You build them with:

sbt pyrasterframes/package # alias 'pyBuild'

Release versions of these artifacts are published to https://central.sonatype.org/ under the Maven/Ivy groupId:artifactId:version (GAV) coordinates org.locationtech.rasterframes:pyrasterframes_$SCALA_VER:$VER.

Latest version can be found here. The Python package is published under the python classifier, zip extension.

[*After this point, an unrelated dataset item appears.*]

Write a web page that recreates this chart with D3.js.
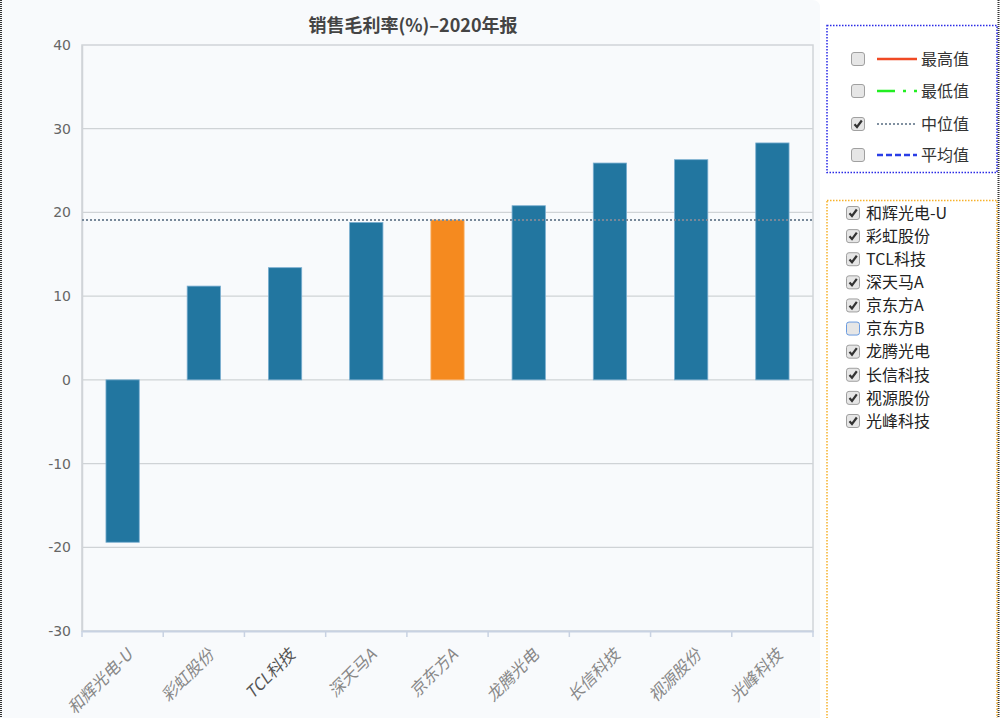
<!DOCTYPE html>
<html>
<head>
<meta charset="utf-8">
<script src="https://cdn.jsdelivr.net/npm/d3@7"></script>
<style>
  body { margin: 0; background: #fff; }
  svg { display: block; font-family: "Noto Sans CJK SC", "Noto Sans", sans-serif; }
</style>
</head>
<body>
<svg id="chart" width="1000" height="718"></svg>
<script>
// data
var companies = ["和辉光电-U", "彩虹股份", "TCL科技", "深天马A", "京东方A", "龙腾光电", "长信科技", "视源股份", "光峰科技"];
var margins = [-19.4, 11.2, 13.4, 18.8, 19.1, 20.8, 25.9, 26.3, 28.3];
var highlight = "京东方A";
var yTicks = [-30, -20, -10, 0, 10, 20, 30, 40];
var refNames = ["最高值", "最低值", "中位值", "平均值"];
var refChecked = [false, false, true, false];
var listNames = ["和辉光电-U", "彩虹股份", "TCL科技", "深天马A", "京东方A", "京东方B", "龙腾光电", "长信科技", "视源股份", "光峰科技"];
var listChecked = [true, true, true, true, true, false, true, true, true, true];

var svg = d3.select("#chart");

// panel background
svg.append("path")
  .attr("d", "M0,0 H812 Q820,0 820,8 V718 H0 Z")
  .attr("fill", "#f8fafc");

// page dotted edges
svg.append("line").attr("x1", 1).attr("x2", 1).attr("y1", 0).attr("y2", 718)
  .attr("stroke", "#333").attr("stroke-width", 2).attr("stroke-dasharray", "1,1");
svg.append("line").attr("x1", 998.5).attr("x2", 998.5).attr("y1", 0).attr("y2", 718)
  .attr("stroke", "#333").attr("stroke-width", 2).attr("stroke-dasharray", "1,1");

var plotL = 82, plotR = 813, plotT = 45, plotB = 631;

var x = d3.scaleBand().domain(companies).range([plotL, plotR]).paddingInner(0.59).paddingOuter(0.295);
var xTick = d3.scaleBand().domain(companies).range([plotL, plotR]);
var y = d3.scaleLinear().domain([-30, 40]).range([plotB, plotT]);

// title
svg.append("text")
  .attr("x", 413).attr("y", 32)
  .attr("text-anchor", "middle")
  .attr("font-size", 18).attr("font-weight", "bold")
  .attr("fill", "#444")
  .text("销售毛利率(%)–2020年报");

// plot frame
svg.append("rect")
  .attr("x", plotL).attr("y", plotT).attr("width", plotR - plotL).attr("height", plotB - plotT)
  .attr("fill", "none").attr("stroke", "#d0d4d8").attr("stroke-width", 1.5);

// grid
svg.append("g").selectAll("line")
  .data(yTicks.filter(function (d) { return d > -30 && d < 40; }))
  .enter().append("line")
  .attr("x1", plotL).attr("x2", plotR)
  .attr("y1", function (d) { return y(d); }).attr("y2", function (d) { return y(d); })
  .attr("stroke", "#cfd3d6").attr("stroke-width", 1.2);

// y axis
var yAxis = svg.append("g")
  .attr("transform", "translate(" + plotL + ",0)")
  .call(d3.axisLeft(y).tickValues(yTicks).tickFormat(String).tickSize(0).tickPadding(11));
yAxis.select(".domain").attr("stroke", "#d0d4d8").attr("stroke-width", 1.5);
yAxis.selectAll("text").attr("font-size", 14).attr("fill", "#666")
  .attr("font-family", "'DejaVu Sans', sans-serif");

// bars
svg.append("g").selectAll("rect")
  .data(companies)
  .enter().append("rect")
  .attr("x", function (d) { return x(d); })
  .attr("width", x.bandwidth())
  .attr("y", function (d, i) { return y(Math.max(0, margins[i])); })
  .attr("height", function (d, i) { return Math.abs(y(margins[i]) - y(0)); })
  .attr("fill", function (d) { return d === highlight ? "#f58a1f" : "#2276a0"; })
  .attr("stroke", function (d) { return d === highlight ? "#f9b877" : "#7aaed0"; })
  .attr("stroke-width", 0.8);

// x axis
var xAxis = svg.append("g")
  .attr("transform", "translate(0," + plotB + ")")
  .call(d3.axisBottom(xTick).tickSize(0).tickFormat(""));
xAxis.select(".domain").attr("stroke", "#c8d2e2").attr("stroke-width", 2);
var boundaries = companies.map(function (d) { return xTick(d); }).concat([plotR]);
svg.append("g").selectAll("line")
  .data(boundaries)
  .enter().append("line")
  .attr("x1", function (d) { return d; }).attr("x2", function (d) { return d; })
  .attr("y1", plotB).attr("y2", plotB + 6)
  .attr("stroke", "#c8d2e2").attr("stroke-width", 1.5);

svg.append("g").selectAll("text")
  .data(companies)
  .enter().append("text")
  .attr("transform", function (d) {
    return "translate(" + (x(d) + x.bandwidth() / 2 + 8) + "," + (plotB + 20) + ") rotate(-45) skewX(-12)";
  })
  .attr("text-anchor", "end")
  .attr("dy", "0.35em")
  .attr("font-size", 16.5)
  .attr("fill", function (d) { return d === "TCL科技" ? "#555" : "#888"; })
  .text(function (d) { return d; });

// median line
var med = d3.median(margins);
svg.append("line")
  .attr("x1", plotL).attr("x2", plotR)
  .attr("y1", y(med)).attr("y2", y(med))
  .attr("stroke", "#778899").attr("stroke-width", 2).attr("stroke-dasharray", "2,2");

// checkbox helper
function checkbox(g, cx, cy, checked, focus) {
  g.append("rect")
    .attr("x", cx - 6.5).attr("y", cy - 6.5).attr("width", 13).attr("height", 13).attr("rx", 2.5)
    .attr("fill", "#e6e6e6").attr("stroke", focus ? "#6a9be0" : "#a0a0a0").attr("stroke-width", 1);
  if (checked) {
    g.append("path")
      .attr("d", "M" + (cx - 3.5) + "," + (cy + 0.2) + " L" + (cx - 1) + "," + (cy + 3) + " L" + (cx + 3.8) + "," + (cy - 3.5))
      .attr("fill", "none").attr("stroke", "#333").attr("stroke-width", 2.2);
  }
}

// reference legend box
svg.append("rect")
  .attr("x", 827).attr("y", 25.5).attr("width", 170).attr("height", 147)
  .attr("fill", "none").attr("stroke", "#2a2ae6").attr("stroke-width", 1.5).attr("stroke-dasharray", "1.5,1.5");

var lineStyles = [
  { color: "#f04a24", dash: null, width: 2.5 },
  { color: "#22ee22", dash: "18,8,3,8", width: 2.5 },
  { color: "#8090a0", dash: "2,2", width: 2 },
  { color: "#2a3ee6", dash: "6,3", width: 2.5 }
];
var refRows = [59, 91, 124, 155];
refNames.forEach(function (name, i) {
  var g = svg.append("g");
  checkbox(g, 858, refRows[i], refChecked[i], false);
  g.append("line")
    .attr("x1", 877).attr("x2", 917).attr("y1", refRows[i]).attr("y2", refRows[i])
    .attr("stroke", lineStyles[i].color).attr("stroke-width", lineStyles[i].width)
    .attr("stroke-dasharray", lineStyles[i].dash);
  g.append("text")
    .attr("x", 921).attr("y", refRows[i]).attr("dy", "0.36em")
    .attr("font-size", 16).attr("fill", "#333").text(name);
});

// company list box
svg.append("rect")
  .attr("x", 827).attr("y", 200.5).attr("width", 170).attr("height", 530)
  .attr("fill", "none").attr("stroke", "#f7b12a").attr("stroke-width", 1.5).attr("stroke-dasharray", "1.5,1.5");

var listY = d3.scalePoint().domain(listNames).range([213, 421]);
listNames.forEach(function (name, i) {
  var g = svg.append("g");
  checkbox(g, 853, listY(name), listChecked[i], !listChecked[i]);
  g.append("text")
    .attr("x", 866).attr("y", listY(name)).attr("dy", "0.36em")
    .attr("font-size", 16).attr("fill", "#222").text(name);
});
</script>
</body>
</html>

Building and publishing for pypi

To create a source and binary distribution appropriate for pypi:

sbt pyrasterframes/package # alias 'pyBuild'

Observe the output messages such as:

[info] Python .whl file written to '/Users/monty/rasterframes/pyrasterframes/target/python/dist/pyrasterframes-${VERSION}-py2.py3-none-any.whl'

This wheel is suitable for publishing to a package index. See packaging.python.org.

Build Internals

Running setup.py

Before a build is initiated, the Python sources are copied to pyrasterframes/target/python. This ensures the version controlled source directories are not polluted by setuptools residuals, better ensuring repeatable builds. To simplify the process of working with setup.py in this context, a pySetup sbt interactive command is available. To illustrate its usage, suppose we want to run a subset of the Python unit test. Instead of running sbt pyTests you can:

sbt 'pySetup test --addopts "-k test_tile_creation"'

Or to build a specific document:

sbt 'pySetup pweave -s docs/raster-io.pymd'

Or to build a specific document with desired output format:

sbt 'pySetup pweave -f notebook -s docs/numpy-pandas.pymd'

Note: You may need to run sbt pyrasterframes/package and/or sbt pyTest at least once for certain pySetup commands to work.